Task directions — Copy all lines that contain the word "this".

(Code that draws figures)
— begin —

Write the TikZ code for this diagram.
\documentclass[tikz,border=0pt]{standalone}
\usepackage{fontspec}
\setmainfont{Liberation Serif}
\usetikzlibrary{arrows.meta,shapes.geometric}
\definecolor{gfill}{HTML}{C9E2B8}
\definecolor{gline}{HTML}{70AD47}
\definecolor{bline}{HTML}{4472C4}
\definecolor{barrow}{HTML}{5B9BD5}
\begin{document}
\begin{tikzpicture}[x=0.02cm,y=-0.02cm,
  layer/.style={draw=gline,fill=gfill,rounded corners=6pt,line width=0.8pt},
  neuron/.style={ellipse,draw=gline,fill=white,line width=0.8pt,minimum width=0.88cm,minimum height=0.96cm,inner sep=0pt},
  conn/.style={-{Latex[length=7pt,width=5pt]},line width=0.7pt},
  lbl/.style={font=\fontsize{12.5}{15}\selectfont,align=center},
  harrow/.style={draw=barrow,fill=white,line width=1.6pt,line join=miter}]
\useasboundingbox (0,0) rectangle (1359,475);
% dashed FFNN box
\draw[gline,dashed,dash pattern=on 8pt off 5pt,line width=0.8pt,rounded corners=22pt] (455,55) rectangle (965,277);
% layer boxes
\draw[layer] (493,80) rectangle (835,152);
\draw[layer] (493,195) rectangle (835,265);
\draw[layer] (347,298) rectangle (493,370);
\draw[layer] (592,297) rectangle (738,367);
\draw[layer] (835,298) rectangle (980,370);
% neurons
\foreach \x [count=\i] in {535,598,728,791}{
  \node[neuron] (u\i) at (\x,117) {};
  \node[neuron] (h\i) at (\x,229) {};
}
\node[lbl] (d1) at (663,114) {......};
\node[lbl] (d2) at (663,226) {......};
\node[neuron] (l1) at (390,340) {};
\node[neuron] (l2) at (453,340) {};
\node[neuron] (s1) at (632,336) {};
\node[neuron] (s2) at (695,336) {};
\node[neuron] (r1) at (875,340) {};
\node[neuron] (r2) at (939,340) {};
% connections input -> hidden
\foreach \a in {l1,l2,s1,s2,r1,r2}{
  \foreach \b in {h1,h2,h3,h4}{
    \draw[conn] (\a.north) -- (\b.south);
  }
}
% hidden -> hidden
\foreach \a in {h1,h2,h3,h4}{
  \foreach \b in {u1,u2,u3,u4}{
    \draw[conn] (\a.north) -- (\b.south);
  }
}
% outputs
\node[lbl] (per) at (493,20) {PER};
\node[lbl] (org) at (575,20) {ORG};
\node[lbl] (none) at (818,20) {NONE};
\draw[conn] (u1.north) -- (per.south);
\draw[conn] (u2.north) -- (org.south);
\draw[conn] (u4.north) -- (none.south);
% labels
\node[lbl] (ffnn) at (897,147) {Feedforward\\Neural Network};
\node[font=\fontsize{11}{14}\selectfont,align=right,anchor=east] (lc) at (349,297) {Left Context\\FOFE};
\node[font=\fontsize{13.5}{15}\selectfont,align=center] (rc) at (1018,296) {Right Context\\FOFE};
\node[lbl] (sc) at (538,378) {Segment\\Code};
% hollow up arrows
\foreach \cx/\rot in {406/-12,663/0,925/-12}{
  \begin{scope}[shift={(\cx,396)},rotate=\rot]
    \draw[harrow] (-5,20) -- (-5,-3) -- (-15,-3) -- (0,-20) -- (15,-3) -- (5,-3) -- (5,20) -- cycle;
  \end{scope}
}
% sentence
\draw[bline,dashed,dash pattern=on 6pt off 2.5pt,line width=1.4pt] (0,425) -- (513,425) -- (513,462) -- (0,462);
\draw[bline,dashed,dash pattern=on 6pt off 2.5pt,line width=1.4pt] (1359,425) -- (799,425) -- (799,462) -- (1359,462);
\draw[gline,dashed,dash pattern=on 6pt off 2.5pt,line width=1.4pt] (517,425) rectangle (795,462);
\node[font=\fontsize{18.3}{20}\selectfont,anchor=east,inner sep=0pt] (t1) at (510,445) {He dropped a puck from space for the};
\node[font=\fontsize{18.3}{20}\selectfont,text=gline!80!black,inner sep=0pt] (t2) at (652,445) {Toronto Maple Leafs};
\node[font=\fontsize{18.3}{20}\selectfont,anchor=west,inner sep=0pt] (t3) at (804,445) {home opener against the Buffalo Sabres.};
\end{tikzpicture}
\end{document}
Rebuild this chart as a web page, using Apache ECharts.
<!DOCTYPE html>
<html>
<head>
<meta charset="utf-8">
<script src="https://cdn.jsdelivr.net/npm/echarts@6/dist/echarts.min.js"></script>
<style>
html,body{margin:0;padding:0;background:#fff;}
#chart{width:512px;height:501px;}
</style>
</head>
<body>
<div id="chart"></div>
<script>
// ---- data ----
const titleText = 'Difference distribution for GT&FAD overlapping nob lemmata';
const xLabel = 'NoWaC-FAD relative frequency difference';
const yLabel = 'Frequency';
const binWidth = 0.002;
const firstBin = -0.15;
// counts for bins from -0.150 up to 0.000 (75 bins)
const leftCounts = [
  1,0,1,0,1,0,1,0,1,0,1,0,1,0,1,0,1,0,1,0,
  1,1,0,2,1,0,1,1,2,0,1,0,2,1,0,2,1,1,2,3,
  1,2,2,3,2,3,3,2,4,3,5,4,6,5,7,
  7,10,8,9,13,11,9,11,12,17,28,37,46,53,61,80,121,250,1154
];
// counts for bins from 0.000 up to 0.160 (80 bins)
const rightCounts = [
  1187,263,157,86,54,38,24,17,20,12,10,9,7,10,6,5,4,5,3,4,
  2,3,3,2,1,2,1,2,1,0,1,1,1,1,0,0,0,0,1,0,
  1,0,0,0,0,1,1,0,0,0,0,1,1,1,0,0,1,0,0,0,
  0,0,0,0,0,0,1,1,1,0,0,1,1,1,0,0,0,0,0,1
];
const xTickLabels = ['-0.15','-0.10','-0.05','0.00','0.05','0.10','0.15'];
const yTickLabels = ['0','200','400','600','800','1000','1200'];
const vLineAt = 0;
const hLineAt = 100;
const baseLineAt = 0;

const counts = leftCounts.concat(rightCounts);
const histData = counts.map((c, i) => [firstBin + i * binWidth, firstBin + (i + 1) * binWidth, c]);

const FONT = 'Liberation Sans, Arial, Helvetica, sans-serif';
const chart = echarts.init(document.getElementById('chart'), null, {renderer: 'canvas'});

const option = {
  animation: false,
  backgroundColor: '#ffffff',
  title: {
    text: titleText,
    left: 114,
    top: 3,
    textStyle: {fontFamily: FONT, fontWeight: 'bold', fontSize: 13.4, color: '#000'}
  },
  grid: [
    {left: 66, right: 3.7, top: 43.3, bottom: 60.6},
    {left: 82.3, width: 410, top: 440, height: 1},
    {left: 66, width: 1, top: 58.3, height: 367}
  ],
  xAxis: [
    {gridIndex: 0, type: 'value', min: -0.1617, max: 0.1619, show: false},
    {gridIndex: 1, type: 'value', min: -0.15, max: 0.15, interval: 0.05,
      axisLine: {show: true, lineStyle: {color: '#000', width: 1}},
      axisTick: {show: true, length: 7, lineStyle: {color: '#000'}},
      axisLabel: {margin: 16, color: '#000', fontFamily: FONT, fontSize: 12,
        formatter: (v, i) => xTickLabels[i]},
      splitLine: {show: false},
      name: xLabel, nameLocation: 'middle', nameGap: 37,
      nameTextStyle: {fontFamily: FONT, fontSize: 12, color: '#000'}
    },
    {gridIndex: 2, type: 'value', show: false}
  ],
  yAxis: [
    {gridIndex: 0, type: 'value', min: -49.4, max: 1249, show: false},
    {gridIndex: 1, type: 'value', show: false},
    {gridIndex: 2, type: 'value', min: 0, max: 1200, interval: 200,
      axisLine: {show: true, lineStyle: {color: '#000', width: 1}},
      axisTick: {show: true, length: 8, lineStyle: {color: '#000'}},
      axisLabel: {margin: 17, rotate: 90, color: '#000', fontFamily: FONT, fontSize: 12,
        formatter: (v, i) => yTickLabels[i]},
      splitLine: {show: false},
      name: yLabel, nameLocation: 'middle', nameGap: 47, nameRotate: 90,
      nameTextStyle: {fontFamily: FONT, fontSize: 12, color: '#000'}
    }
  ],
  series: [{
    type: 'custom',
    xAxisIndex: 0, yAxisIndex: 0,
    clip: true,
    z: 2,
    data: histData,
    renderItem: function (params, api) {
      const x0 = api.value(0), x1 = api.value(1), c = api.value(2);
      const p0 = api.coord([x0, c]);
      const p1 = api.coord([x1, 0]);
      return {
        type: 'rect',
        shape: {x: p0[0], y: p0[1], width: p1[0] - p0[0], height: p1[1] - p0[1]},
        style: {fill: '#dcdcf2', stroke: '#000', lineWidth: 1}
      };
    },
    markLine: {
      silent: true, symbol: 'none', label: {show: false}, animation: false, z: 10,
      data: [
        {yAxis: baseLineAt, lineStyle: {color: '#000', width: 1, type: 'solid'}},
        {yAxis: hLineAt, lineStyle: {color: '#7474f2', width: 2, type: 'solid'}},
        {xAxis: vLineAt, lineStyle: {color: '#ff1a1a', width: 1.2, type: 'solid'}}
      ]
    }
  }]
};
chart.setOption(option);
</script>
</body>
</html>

— end —

Exercise result —
Write the TikZ code for this diagram.
Rebuild this chart as a web page, using Apache ECharts.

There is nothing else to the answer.